Our objective is to calculate the corrected value of the correlation coefficient.

**step2** Calculating the Initial Sum of Squared Differences

To find the correct correlation coefficient, we first need to determine the initial sum of squared differences ( $$ \sum d^2_{initial} $$ ) that led to the given incorrect coefficient. We use the formula for Spearman's rank correlation coefficient with the given initial values:
$$ \rho_{initial} = 1 - \frac{6 \sum d^2_{initial}}{n(n^2 - 1)} $$
Substitute $$ \rho_{initial} = 0.2 $$ and $$ n = 10 $$ into the formula:
$$ 0.2 = 1 - \frac{6 \sum d^2_{initial}}{10(10^2 - 1)} $$
First, calculate the value of the denominator:
$$ 10(10^2 - 1) = 10(100 - 1) = 10(99) = 990 $$
Now, substitute this value back into the equation:
$$ 0.2 = 1 - \frac{6 \sum d^2_{initial}}{990} $$
To isolate the term with $$ \sum d^2_{initial} $$, subtract 0.2 from 1:
$$ \frac{6 \sum d^2_{initial}}{990} = 1 - 0.2 $$
$$ \frac{6 \sum d^2_{initial}}{990} = 0.8 $$
Next, multiply both sides of the equation by 990:
$$ 6 \sum d^2_{initial} = 0.8 \times 990 $$
$$ 6 \sum d^2_{initial} = 792 $$
Finally, divide by 6 to find $$ \sum d^2_{initial} $$:
$$ \sum d^2_{initial} = \frac{792}{6} $$
$$ \sum d^2_{initial} = 132 $$
So, the initial (incorrect) sum of squared differences was 132.
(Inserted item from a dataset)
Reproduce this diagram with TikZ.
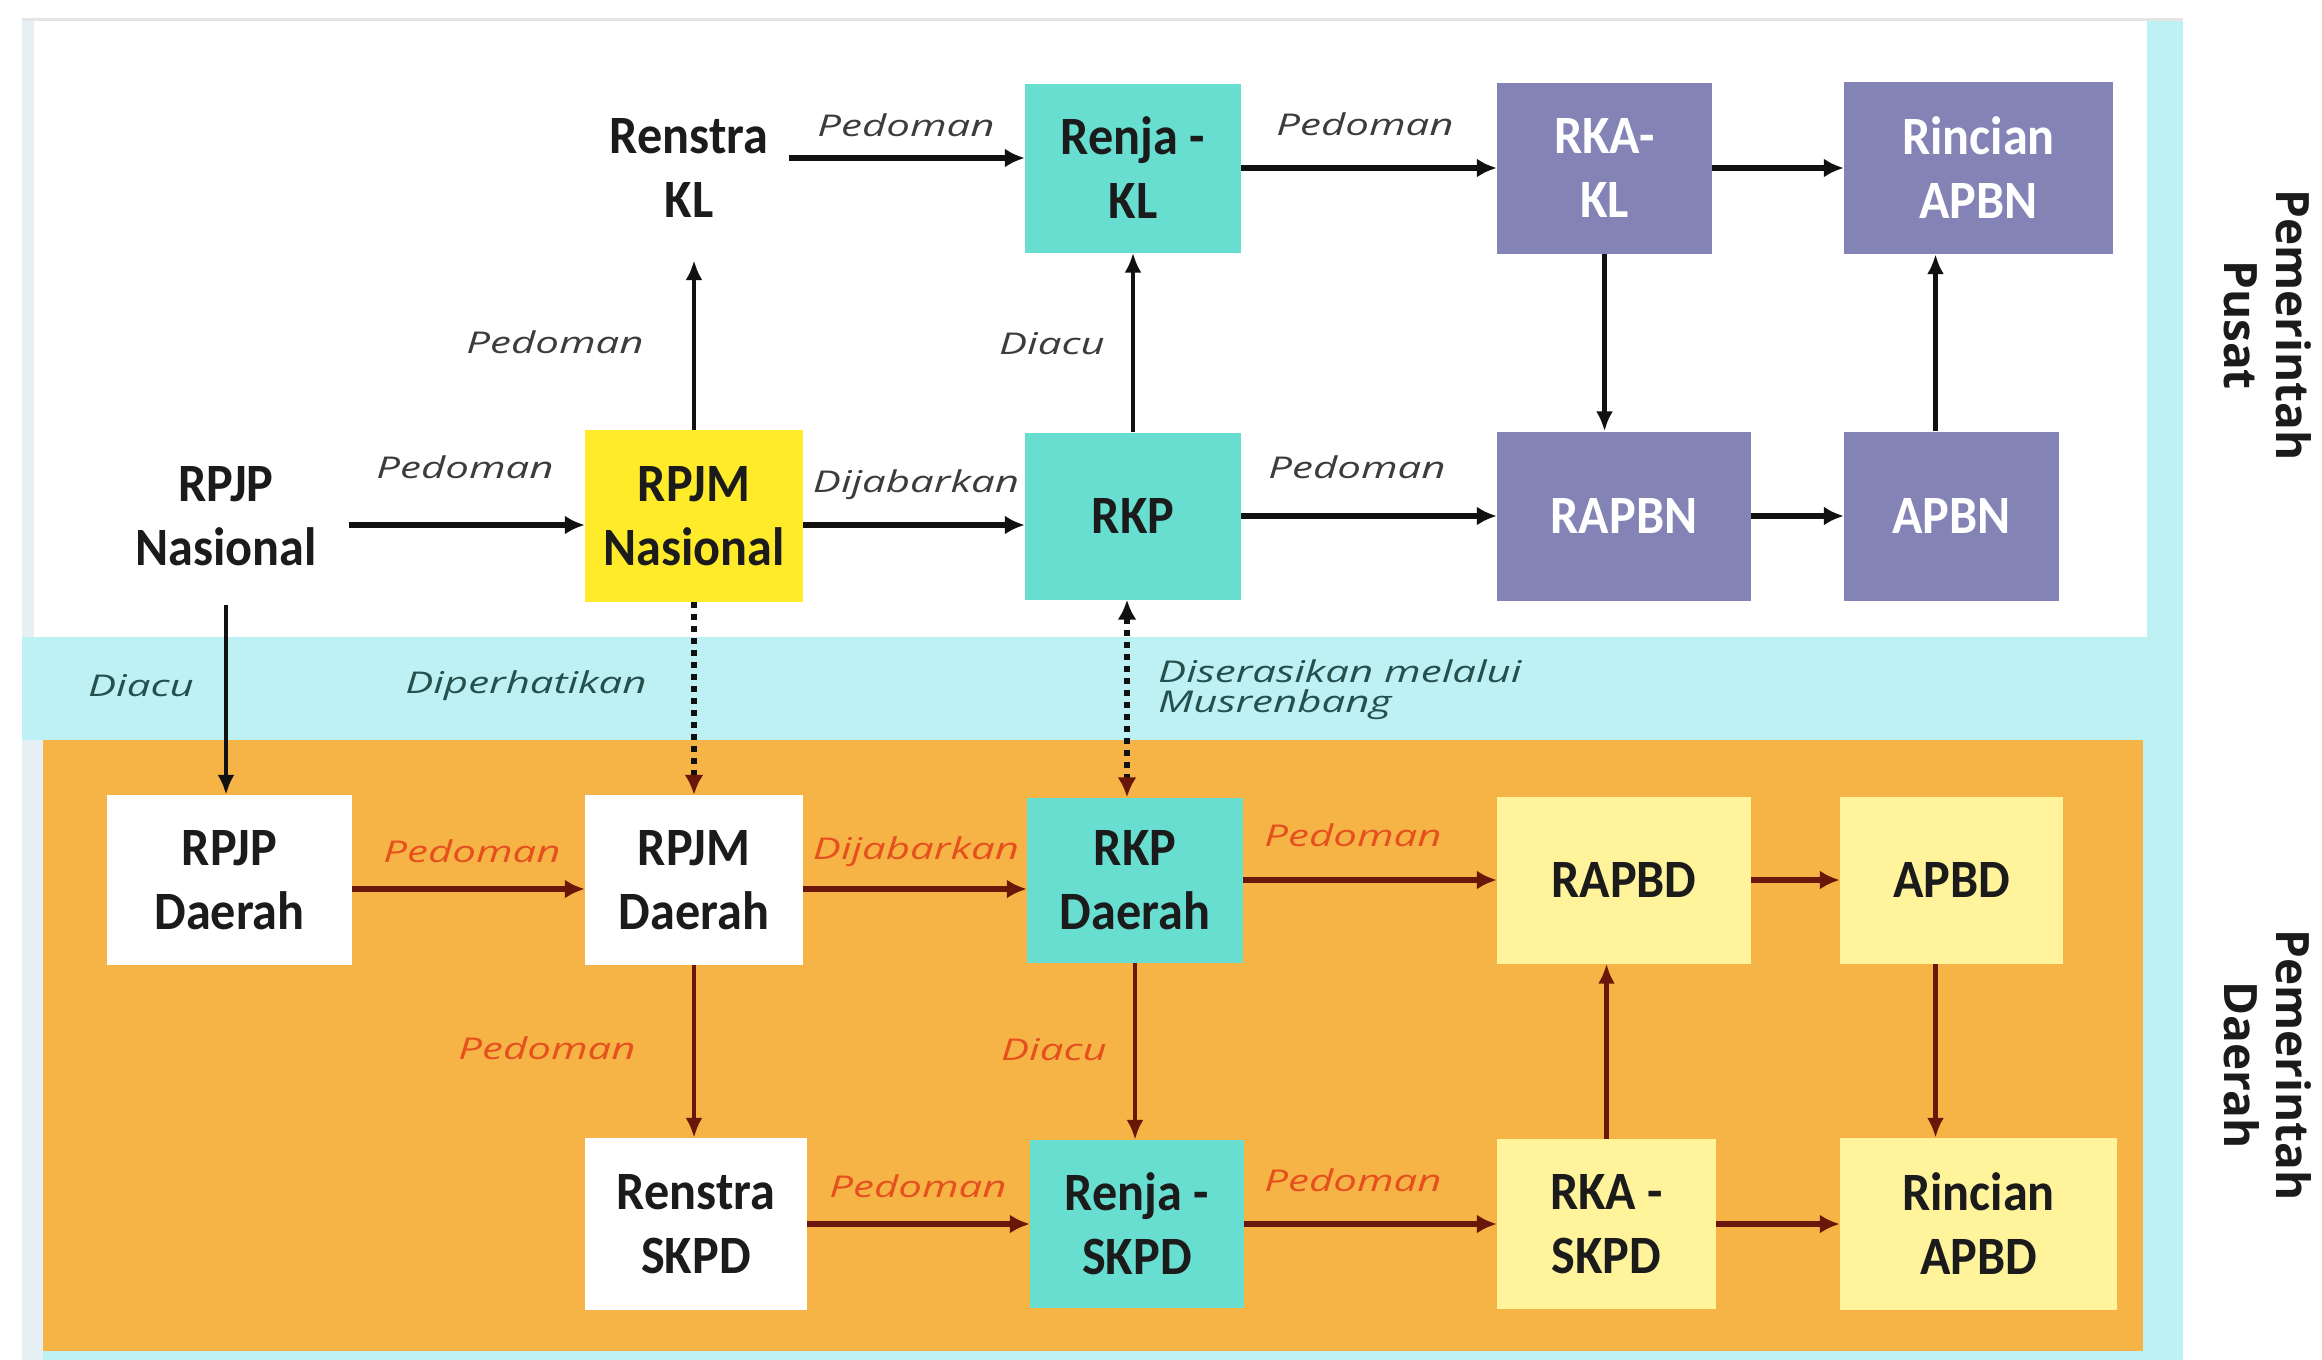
\documentclass[tikz,border=0pt]{standalone}
\usepackage{fontspec}
\setmainfont{Carlito}
\newfontfamily\nodefont[FakeStretch=0.93]{Carlito}
\newfontfamily\labelfont[FakeStretch=1.4]{Open Sans}
\newfontfamily\sidefont{Open Sans}
\usetikzlibrary{arrows.meta}
\definecolor{cyanbg}{HTML}{BDF1F4}
\definecolor{leftband}{HTML}{E6F0F4}
\definecolor{orangebg}{HTML}{F5B445}
\definecolor{cyanfill}{HTML}{68DED1}
\definecolor{yellowfill}{HTML}{FFEB2A}
\definecolor{purplefill}{HTML}{8383B5}
\definecolor{lightyellow}{HTML}{FFF49C}
\definecolor{txt}{HTML}{1B1B1B}
\definecolor{lbltopc}{HTML}{3C3C3C}
\definecolor{lblmidc}{HTML}{24504E}
\definecolor{lblbotc}{HTML}{E5501E}
\definecolor{arrtopc}{HTML}{111111}
\definecolor{arrbotc}{HTML}{6A1608}
\tikzset{
  box/.style={rectangle, inner sep=0pt, align=center, text=txt,
    font=\nodefont\bfseries\fontsize{54pt}{64pt}\selectfont},
  plainbox/.style={box},
  cyanbox/.style={box, fill=cyanfill},
  yellowbox/.style={box, fill=yellowfill},
  purplebox/.style={box, fill=purplefill, text=white},
  whitebox/.style={box, fill=white},
  lyellowbox/.style={box, fill=lightyellow},
  lbl/.style={inner sep=0pt, font=\labelfont\itshape\fontsize{30pt}{30pt}\selectfont},
  lbltop/.style={lbl, text=lbltopc},
  lblmid/.style={lbl, text=lblmidc},
  lblbot/.style={lbl, text=lblbotc},
  arrT/.style={draw=arrtopc, line width=6.5pt, -{Latex[length=20pt,width=19pt]}},
  arrTv/.style={draw=arrtopc, line width=4.5pt, -{Latex[length=20pt,width=17pt]}},
  arrB/.style={draw=arrbotc, line width=6.5pt, -{Latex[length=20pt,width=19pt]}},
  arrBv/.style={draw=arrbotc, line width=4.5pt, -{Latex[length=20pt,width=17pt]}},
  dotarr/.style={draw=arrtopc, line width=6pt, dash pattern=on 6pt off 6pt,
    -{Latex[length=20pt,width=19pt,color=arrbotc]}},
  dotarrb/.style={draw=arrtopc, line width=6pt, dash pattern=on 6pt off 6pt,
    {Latex[length=20pt,width=19pt]}-{Latex[length=20pt,width=19pt,color=arrbotc]}},
  side/.style={rotate=-90, align=center, text=txt,
    font=\sidefont\bfseries\fontsize{46pt}{52pt}\selectfont}
}
\begin{document}
\begin{tikzpicture}[x=1pt, y=-1pt]
\useasboundingbox (0,0) rectangle (2322,1360);
% backgrounds
\fill[white] (0,0) rectangle (2322,1360);
\fill[cyanbg] (22,20) rectangle (2183,1360);
\fill[leftband] (22,20) rectangle (34,637);
\fill[white] (34,20) rectangle (2147,637);
\fill[leftband] (22,740) rectangle (43,1360);
\fill[orangebg] (43,740) rectangle (2143,1351);
\draw[black!10, line width=3pt] (22,19) -- (2183,19);

% row 1
\node[plainbox, minimum width=200pt, minimum height=184pt] (renstra) at (689,168) {Renstra\\KL};
\node[cyanbox, minimum width=216pt, minimum height=169pt] (renjakl) at (1133,168) {Renja -\\KL};
\node[purplebox, minimum width=215pt, minimum height=171pt] (rkakl) at (1604.5,168) {RKA-\\KL};
\node[purplebox, minimum width=269pt, minimum height=172pt] (rincianapbn) at (1978.5,168) {Rincian\\APBN};
% row 2
\node[plainbox, minimum width=245pt, minimum height=178pt] (rpjpn) at (226,516) {RPJP\\Nasional};
\node[yellowbox, minimum width=218pt, minimum height=172pt] (rpjmn) at (694,516) {RPJM\\Nasional};
\node[cyanbox, minimum width=216pt, minimum height=167pt] (rkp) at (1133,516) {RKP};
\node[purplebox, minimum width=254pt, minimum height=169pt] (rapbn) at (1624,516) {RAPBN};
\node[purplebox, minimum width=215pt, minimum height=169pt] (apbn) at (1951.5,516) {APBN};
% row 3
\node[whitebox, minimum width=245pt, minimum height=170pt] (rpjpd) at (229.5,880) {RPJP\\Daerah};
\node[whitebox, minimum width=218pt, minimum height=170pt] (rpjmd) at (694,880) {RPJM\\Daerah};
\node[cyanbox, minimum width=216pt, minimum height=165pt] (rkpd) at (1135,880) {RKP\\Daerah};
\node[lyellowbox, minimum width=254pt, minimum height=167pt] (rapbd) at (1624,880) {RAPBD};
\node[lyellowbox, minimum width=223pt, minimum height=167pt] (apbd) at (1951.5,880) {APBD};
% row 4
\node[whitebox, minimum width=222pt, minimum height=172pt] (renstras) at (696,1224) {Renstra\\SKPD};
\node[cyanbox, minimum width=214pt, minimum height=168pt] (renjas) at (1137,1224) {Renja -\\SKPD};
\node[lyellowbox, minimum width=219pt, minimum height=170pt] (rkas) at (1606.5,1224) {RKA -\\SKPD};
\node[lyellowbox, minimum width=277pt, minimum height=172pt] (rincianapbd) at (1978.5,1224) {Rincian\\APBD};

% side labels
\node[side] (pusat) at (2268,325) {Pemerintah\\Pusat};
\node[side] (daerah) at (2268,1065) {Pemerintah\\Daerah};

% top arrows
\draw[arrT] ([yshift=10pt]renstra.east) -- ([yshift=10pt]renjakl.west);
\draw[arrT] (renjakl.east) -- (rkakl.west);
\draw[arrT] (rkakl.east) -- (rincianapbn.west);
\draw[arrTv] (rkakl.south) -- (rkakl.south |- rapbn.north);
\draw[arrTv] ([xshift=-16pt]apbn.north) -- ([xshift=-16pt]apbn.north |- rincianapbn.south);
\draw[arrTv] (rpjmn.north) -- (rpjmn.north |- renstra.south);
\draw[arrTv] (rkp.north) -- (rkp.north |- renjakl.south);
\draw[arrT] ([yshift=-9pt]rpjpn.east) -- ([yshift=-9pt]rpjmn.west);
\draw[arrT] ([yshift=-9pt]rpjmn.east) -- ([yshift=-9pt]rkp.west);
\draw[arrT] (rkp.east) -- (rapbn.west);
\draw[arrT] (rapbn.east) -- (apbn.west);
% between levels
\draw[arrTv] (rpjpn.south) -- (rpjpn.south |- rpjpd.north);
\draw[dotarr] (rpjmn.south) -- (rpjmn.south |- rpjmd.north);
\draw[dotarrb] ([xshift=-6pt]rkp.south) -- ([xshift=-6pt]rkp.south |- rkpd.north);
% bottom arrows
\draw[arrB] ([yshift=-9pt]rpjpd.east) -- ([yshift=-9pt]rpjmd.west);
\draw[arrB] ([yshift=-9pt]rpjmd.east) -- ([yshift=-9pt]rkpd.west);
\draw[arrB] (rkpd.east) -- (rapbd.west);
\draw[arrB] (rapbd.east) -- (apbd.west);
\draw[arrBv] (rpjmd.south) -- (rpjmd.south |- renstras.north);
\draw[arrBv] (rkpd.south) -- (rkpd.south |- renjas.north);
\draw[arrB] (renstras.east) -- (renjas.west);
\draw[arrB] (renjas.east) -- (rkas.west);
\draw[arrBv] (rkas.north) -- (rkas.north |- rapbd.south);
\draw[arrBv] ([xshift=-16pt]apbd.south) -- ([xshift=-16pt]apbd.south |- rincianapbd.north);
\draw[arrB] (rkas.east) -- (rincianapbd.west);

% labels top
\node[lbltop] (l1) at (906,125) {Pedoman};
\node[lbltop] (l2) at (1365,124) {Pedoman};
\node[lbltop] (l3) at (555,342) {Pedoman};
\node[lbltop] (l4) at (1052,344) {Diacu};
\node[lbltop] (l5) at (465,467) {Pedoman};
\node[lbltop] (l6) at (916,485) {Dijabarkan};
\node[lbltop] (l7) at (1357,467) {Pedoman};
% labels middle strip
\node[lblmid] (l8) at (141,686) {Diacu};
\node[lblmid] (l9) at (526,686) {Diperhatikan};
\node[lblmid, anchor=west, align=left] (l10) at (1158,690) {Diserasikan melalui\\Musrenbang};
% labels bottom
\node[lblbot] (l11) at (472,851) {Pedoman};
\node[lblbot] (l12) at (916,852) {Dijabarkan};
\node[lblbot] (l13) at (1353,835) {Pedoman};
\node[lblbot] (l14) at (547,1048) {Pedoman};
\node[lblbot] (l15) at (1054,1050) {Diacu};
\node[lblbot] (l16) at (918,1186) {Pedoman};
\node[lblbot] (l17) at (1353,1180) {Pedoman};
\end{tikzpicture}
\end{document}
**step3** Correcting the Sum of Squared Differences

Now, we adjust the sum of squared differences to account for the identified error. The problem states that for one student, the difference in ranks was wrongly taken as 9 instead of 7.
To correct the sum, we must subtract the square of the incorrect difference and add the square of the correct difference.
The square of the incorrect difference is $$ 9^2 = 81 $$.
The square of the correct difference is $$ 7^2 = 49 $$.
We calculate the corrected sum of squared differences, $$ \sum d^2_{correct} $$, as follows:
$$ \sum d^2_{correct} = \sum d^2_{initial} - (\text{incorrect difference})^2 + (\text{correct difference})^2 $$
$$ \sum d^2_{correct} = 132 - 9^2 + 7^2 $$
$$ \sum d^2_{correct} = 132 - 81 + 49 $$
First, perform the subtraction:
$$ 132 - 81 = 51 $$
Then, perform the addition:
$$ 51 + 49 = 100 $$
Therefore, the correct sum of squared differences is 100.

**step4** Calculating the Correct Correlation Coefficient

With the corrected sum of squared differences, we can now calculate the correct Spearman's rank correlation coefficient, $$ \rho_{correct} $$. We use the same formula with $$ \sum d^2_{correct} = 100 $$ and $$ n = 10 $$:
$$ \rho_{correct} = 1 - \frac{6 \sum d^2_{correct}}{n(n^2 - 1)} $$
Substitute the corrected sum and the number of students into the formula:
$$ \rho_{correct} = 1 - \frac{6 \times 100}{10(10^2 - 1)} $$
As calculated in Step 2, the denominator $$ 10(10^2 - 1) = 990 $$.
$$ \rho_{correct} = 1 - \frac{600}{990} $$
To simplify the fraction $$ \frac{600}{990} $$, we can divide both the numerator and the denominator by their common factors.
First, divide by 10:
$$ \frac{600 \div 10}{990 \div 10} = \frac{60}{99} $$
Next, divide by 3:
$$ \frac{60 \div 3}{99 \div 3} = \frac{20}{33} $$
Now substitute the simplified fraction back into the equation:
$$ \rho_{correct} = 1 - \frac{20}{33} $$
To perform the subtraction, express 1 as a fraction with a denominator of 33:
$$ \rho_{correct} = \frac{33}{33} - \frac{20}{33} $$
$$ \rho_{correct} = \frac{33 - 20}{33} $$
$$ \rho_{correct} = \frac{13}{33} $$
The correct value of the correlation coefficient is $$ \frac{13}{33} $$.